Las declaraciones de Stephen Miller contra el control constitucional y el equilibrio de poderes, amenazando con un poder presidencial incuestionable, son dignas de la Alemania Nazi o la Rusia Estalinista. 

“La autoridad, regresando a Antonio Caso, no puede radicar sólo en la fuerza. La fuerza, por más fuerte que sea, es sólo un hecho, no un derecho. La sumisión a los hechos no es una actitud moral ni jurídica. El derecho concuerda con la autoridad. La autoridad es un concepto moral y jurídico.” Lo es también político. El Estado no es otra cosa que la Nación políticamente organizada; “el pueblo en movimiento”, decía Marx. Y la Nación, al decir de Renan, es “el plebiscito de todos los días”. En otras palabras, lo que a Trump le falta aprender es que uno manda hasta que lo dejan de obedecer y que el mando sin sujeción a la ley es arbitrariedad.

Pero vayamos a nuestra esquina, que aquí los resentimientos no cantan mal las rancheras. Lo peor que nos puede suceder es que la moral y el gobierno de los resentimientos y odios de nuestro vecino contagie en nosotros pasiones similares.
Estados Unidos no es Trump. La geografía nos soldó en una vecindad indisoluble. Entre nuestros pueblos no cabe el divorcio. No existe muro que quiebre el macizo continental. La historia nos une en futuro: hay lazos geográficos, políticos, históricos, económicos, sociales y culturales que nos encadenan sin solución. De lo único que sí podemos desencadenarnos es de los resentimientos que en otros tiempos han hecho de nuestra vecindad un infierno.

Aunque parezca locura, Estados Unidos no merece que le paguemos con el mismo trato, ni nos conviene bajar al nivel de las trumpadas. En esta hora del descontento norteamericano, la mano amiga y comprensiva podrá más que el puño cerrado y que el valiente de cantina. Nuevamente Caso: “No se podrá salir nunca de los límites del egoísmo, ante dos egoísmos diferentes en la especie, pero idénticos en el género, que alegan por su propio ser vital.”

Pero por sobre todo, veámonos en su espejo para evitar su fario, porque el resentimiento no sólo se puede constituir en moral, también en voto. Quien ganó en estados Unidos fue el resentimiento, no la razón.

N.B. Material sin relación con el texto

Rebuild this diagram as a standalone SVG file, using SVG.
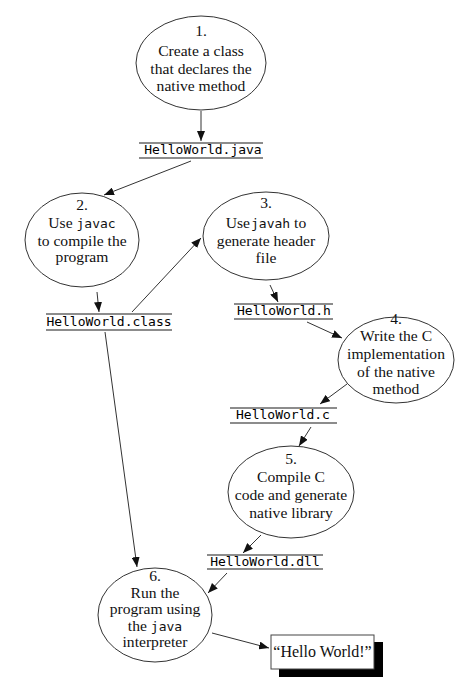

Hitler llegó democráticamente al poder y acreditó que el voto popular no garantiza por sí sólo gobernabilidad democrática, libertades y Estado de Derecho.

Que el populismo norteamericano refrene en nosotros la tentación de encadenar nuestro futuro al odio. Cuidémonos de no pavimentar con el resentimiento hecho voto el camino al infierno vía populismos disfrazados de nacionalismo miope.